(Bloomberg) -- Dominion Diamond Corp. Chief Executive Officer Patrick Evans has left the company, marking at least the third high-profile departure in less than a year at the Canadian miner, which is owned by billionaire Dennis Washington.

Evans confirmed that he departed on Dec. 5. Shane Durgin, who was chief operating officer, took over as CEO effective Dec. 7, Evans said in a telephone interview Sunday. Evans said he plans to stay on as an adviser until the end of 2019. He declined to comment further.

Evans was appointed CEO of Dominion in November 2017 after the company was bought by Washington for $1.2 billion. Chief Financial Officer Matthew Quinlan left the miner a month later and Dominion confirmed in September that its former COO, Chantal Lavoie, had resigned. Other senior personnel including Cara Allaway and Elliot Holland have also left this year, according to their LinkedIn profiles.

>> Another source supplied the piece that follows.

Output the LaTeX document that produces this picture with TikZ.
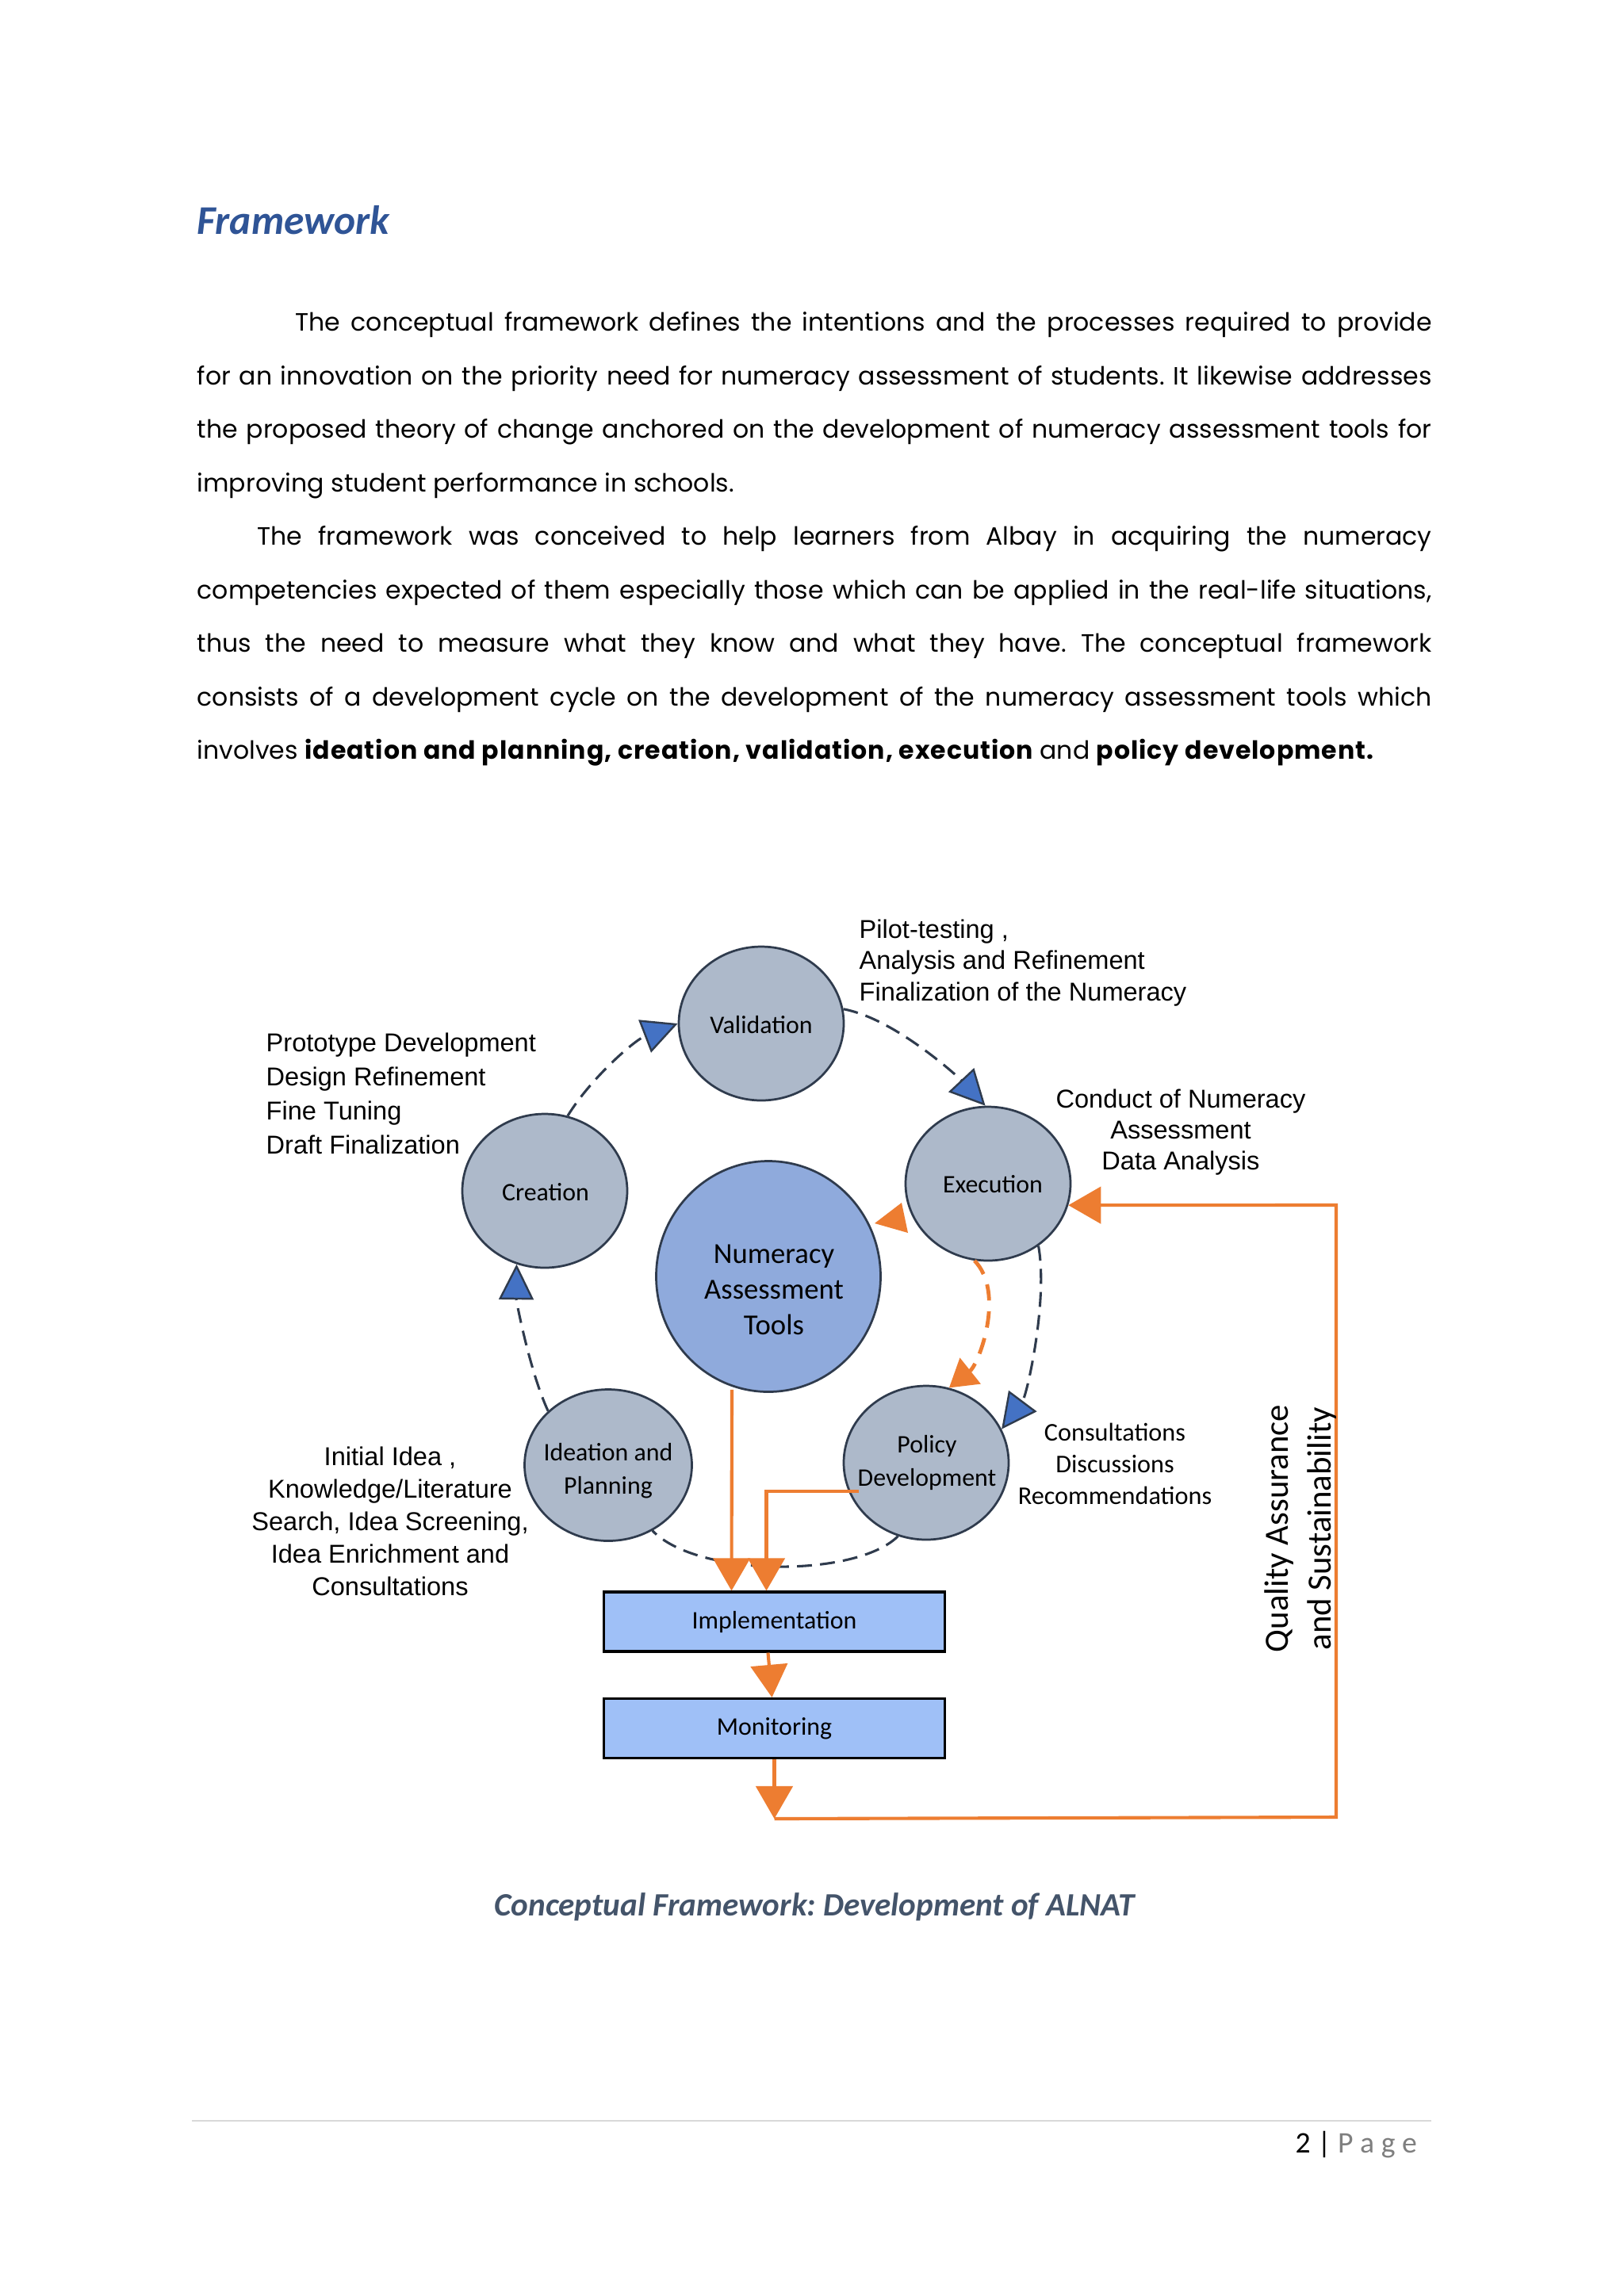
\documentclass[tikz,border=0pt]{standalone}
\usepackage{fontspec}
\usetikzlibrary{arrows.meta,shapes.geometric,calc}
\newfontfamily\labfont{Carlito}
\newfontfamily\arifont{Liberation Sans}
\newfontfamily\bodyfont{Poppins}
\def\pxu{0.0102539cm}
\newcommand\tbl[2]{\begin{tabular}[t]{@{}#1@{}}#2\end{tabular}}
\newcommand\wb[1]{{\bfseries\addfontfeatures{LetterSpace=3.2}#1}}
\pgfdeclarelayer{bg}
\pgfsetlayers{bg,main}
\definecolor{darkline}{HTML}{2F3B4D}
\definecolor{circgray}{HTML}{ADB9CA}
\definecolor{numblue}{HTML}{8FAADC}
\definecolor{boxblue}{HTML}{9FC0F7}
\definecolor{orng}{HTML}{ED7D31}
\definecolor{arrblue}{HTML}{4472C4}
\definecolor{headblue}{HTML}{2F5496}
\definecolor{capcol}{HTML}{44546A}
\definecolor{footgray}{HTML}{7F7F7F}
\definecolor{footline}{HTML}{D9D9D9}
\frenchspacing
\begin{document}
\begin{tikzpicture}[x=0.0102539cm,y=-0.0102539cm,
  circnode/.style={ellipse, draw=darkline, line width=0.8pt, fill=circgray, inner sep=0pt,
    minimum width=208*\pxu, minimum height=194*\pxu},
  labtxt/.style={inner sep=0pt, align=center, text=black, font=\labfont\fontsize{9.3}{12.2}\selectfont},
  numnode/.style={ellipse, draw=darkline, line width=0.8pt, fill=numblue, inner sep=0pt,
    minimum width=283*\pxu, minimum height=291*\pxu},
  boxnode/.style={rectangle, draw=black, line width=0.9pt, fill=boxblue, inner sep=0pt,
    minimum width=430*\pxu, minimum height=75*\pxu, text=black,
    font=\labfont\fontsize{9.3}{11}\selectfont},
  bodyln/.style={anchor=base west, inner sep=0pt, font=\bodyfont\fontsize{9.2}{12}\selectfont\frenchspacing},
  annot/.style={inner sep=0pt, font=\arifont\fontsize{9.5}{11.6}\selectfont},
  pent/.style={draw=darkline, line width=0.9pt},
  dashl/.style={draw=darkline, line width=0.9pt, dash pattern=on 5.5pt off 3pt},
  orl/.style={draw=orng, line width=1.2pt},
  ordash/.style={draw=orng, line width=1.4pt, dash pattern=on 6pt off 4pt},
  bt/.tip={Triangle[length=13pt,width=12.8pt,fill=arrblue,line width=0.7pt]},
  ot/.tip={Triangle[length=12pt,width=13.5pt]},
  ot2/.tip={Triangle[length=10pt,width=12pt]}
]
\useasboundingbox (0,0) rectangle (2048,2896);
\fill[white] (0,0) rectangle (2048,2896);

% heading
\node[anchor=base west, inner sep=0pt, text=headblue,
  font=\labfont\fontsize{15}{18}\selectfont\bfseries\itshape] (head) at (248,295) {Framework};

% body text
\node[bodyln] (b1) at (372,417) {\makebox[418.1pt][s]{The conceptual framework defines the intentions and the processes required to provide}};
\node[bodyln] (b2) at (248,485) {\makebox[454.2pt][s]{for an innovation on the priority need for numeracy assessment of students. It likewise addresses}};
\node[bodyln] (b3) at (248,552) {\makebox[454.2pt][s]{the proposed theory of change anchored on the development of numeracy assessment tools for}};
\node[bodyln] (b4) at (248,620) {improving student performance in schools.};
\node[bodyln] (b5) at (324,687) {\makebox[432.1pt][s]{The framework was conceived to help learners from Albay in acquiring the numeracy}};
\node[bodyln] (b6) at (248,755) {\makebox[454.2pt][s]{competencies expected of them especially those which can be applied in the real-life situations,}};
\node[bodyln] (b7) at (248,822) {\makebox[454.2pt][s]{thus the need to measure what they know and what they have. The conceptual framework}};
\node[bodyln] (b8) at (248,890) {\makebox[454.2pt][s]{consists of a development cycle on the development of the numeracy assessment tools which}};
\node[bodyln] (b9) at (248,957) {involves \wb{ideation and planning, creation, validation, execution} and \wb{policy development.}};

% circles
\node[circnode] (val) at (960,1291) {};
\node[circnode] (cre) at (687,1502) {};
\node[circnode] (exe) at (1246,1493) {};
\node[circnode, minimum width=211*\pxu, minimum height=191*\pxu] (ide) at (767,1848) {};
\node[circnode] (pol) at (1168,1845) {};
\node[numnode] (num) at (969,1610) {};
\node[labtxt] (valtxt) at (960,1293) {Validation};
\node[labtxt] (cretxt) at (688,1504) {Creation};
\node[labtxt] (exetxt) at (1252,1494) {Execution};
\node[labtxt] (idetxt) at (767,1855) {Ideation and\\Planning};
\node[labtxt] (poltxt) at (1169,1845) {Policy\\Development};
\node[inner sep=0pt, align=center, font=\labfont\fontsize{10.7}{13.1}\selectfont] (numtxt) at (976,1627) {Numeracy\\Assessment\\Tools};

% pentagram lines behind
\begin{pgfonlayer}{bg}
\draw[pent] ($(val.center)+(15,0)$) -- ($(ide.center)+(20,0)$);
\draw[pent] ($(val.center)+(-2,0)$) -- ($(pol.center)+(-26,0)$);
\draw[pent] ($(cre.center)+(0,5)$) -- ($(exe.center)+(0,14)$);
\draw[pent] ($(cre.center)+(0,-5)$) -- ($(pol.center)+(0,15)$);
\draw[pent] ($(exe.center)+(0,1)$) -- ($(ide.center)+(0,13)$);
\end{pgfonlayer}

% cycle arcs
\draw[dashl, -{bt}] (cre.73) .. controls (745,1360) and (800,1312) .. (val.180);
\draw[dashl, -{bt}] (val.10) .. controls (1130,1285) and (1212,1362) .. (exe.92);
\draw[dashl, -{bt}] (exe.-51) .. controls (1322,1640) and (1295,1760) .. (pol.24);
\draw[dashl] (pol.249) .. controls (1080,1990) and (880,1990) .. (ide.-56);
\draw[dashl, -{bt}] (ide.138) .. controls (668,1730) and (651,1640) .. (cre.249);

% boxes
\node[boxnode] (impl) at (976.5,2045.5) {Implementation};
\node[boxnode] (mon) at (976.5,2180) {Monitoring};

% orange connectors
\draw[ordash, -{ot2}] (exe.260) .. controls (1268,1630) and (1235,1720) .. (pol.73);
\fill[orng] (1103,1543) -- (1137,1517) -- (1145,1555) -- cycle;
\draw[orl, -{ot}] ($(num.south)+(-46,-4)$) -- ($(impl.north)+(-54,0)$);
\draw[orl, -{ot}] ($(pol.center)+(-85,36)$) -| ($(impl.north)+(-10,0)$);
\draw[orl, -{ot}] ($(impl.south)+(-8,0)$) -- ($(mon.north)+(-3,0)$);
\coordinate (bl) at (976.5,2294);
\coordinate (qbr) at (1685,2292);
\coordinate (qtr) at (1685,1520);
\draw[orl, -{ot}] (mon.south) -- (bl);
\draw[orl, -{ot}] (bl) -- (qbr) -- (qtr) -- (exe.-15);

% annotations
\node[annot, anchor=base west] (tval) at (1083,1183) {\tbl{l}{Pilot-testing ,\\Analysis and Refinement\\Finalization of the Numeracy}};
\node[annot, anchor=base west, font=\arifont\fontsize{9.5}{12.6}\selectfont] (tcre) at (335,1326) {\tbl{l}{Prototype Development\\Design Refinement\\Fine Tuning\\Draft Finalization}};
\node[annot, anchor=base, font=\arifont\fontsize{9.5}{11.4}\selectfont] (texe) at (1489,1397) {\tbl{c}{Conduct of Numeracy\\Assessment\\Data Analysis}};
\node[annot, anchor=base, font=\arifont\fontsize{9.5}{12}\selectfont] (tide) at (492,1848) {\tbl{c}{Initial Idea ,\\Knowledge/Literature\\Search, Idea Screening,\\Idea Enrichment and\\Consultations}};
\node[annot, anchor=base, font=\labfont\fontsize{9.4}{11.8}\selectfont] (tpol) at (1406,1817) {\tbl{c}{Consultations\\Discussions\\Recommendations}};
\node[rotate=90, inner sep=0pt, align=center, font=\labfont\fontsize{12.5}{15.7}\selectfont] (qa) at (1640,1928) {Quality Assurance\\and Sustainability};

% caption
\node[anchor=base, inner sep=0pt, text=capcol, font=\labfont\fontsize{12}{14}\selectfont\bfseries\itshape] (cap) at (1027,2416) {Conceptual Framework: Development of ALNAT};

% footer
\draw[footline, line width=0.6pt] (242,2675) -- (1805,2675);
\node[anchor=base west, inner sep=0pt, font=\labfont\fontsize{11}{13}\selectfont] (pg) at (1633,2715) {2 | \textcolor{footgray}{P a g e}};
\end{tikzpicture}
\end{document}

Evans’ departure was confirmed in an internal memo to staff signed by Larry Simkins, president of Missoula, Montana-based Washington Cos., a copy of which was seen by Bloomberg. Evans joined the company last year “to oversee and ensure a smooth transition following the acquisition of Dominion Diamond Mines by Washington,” the memo said.

A spokesperson for Washington Cos. wasn’t immediately available for comment before the start of regular business hours.

Dominion has stakes in two diamond mines, both in Canada’s Northwest Territories. It holds a controlling interest in Ekati, the country’s first diamond mine, and a 40 percent stake in the nearby Diavik mine, which is operated by joint venture partner Rio Tinto Group.

The area is home to some of the richest but most remote deposits in the world. Ekati has been producing for almost two decades and is nearing its end of life. Studies are under way for two potential expansions that could extend production, but the industry is under pressure from weak prices, especially for smaller and lower quality stones.

There are currently only three operating diamond mines in the region, the third being Gahcho Kue, a joint venture with De Beers Canada and Mountain Province Diamonds Inc. Evans left Mountain Province, where he was CEO for more than a decade, in June 2017 in what the company said was a “mutual decision.”

(Updates with attempt to reach Washington Cos. in fifth paragraph.)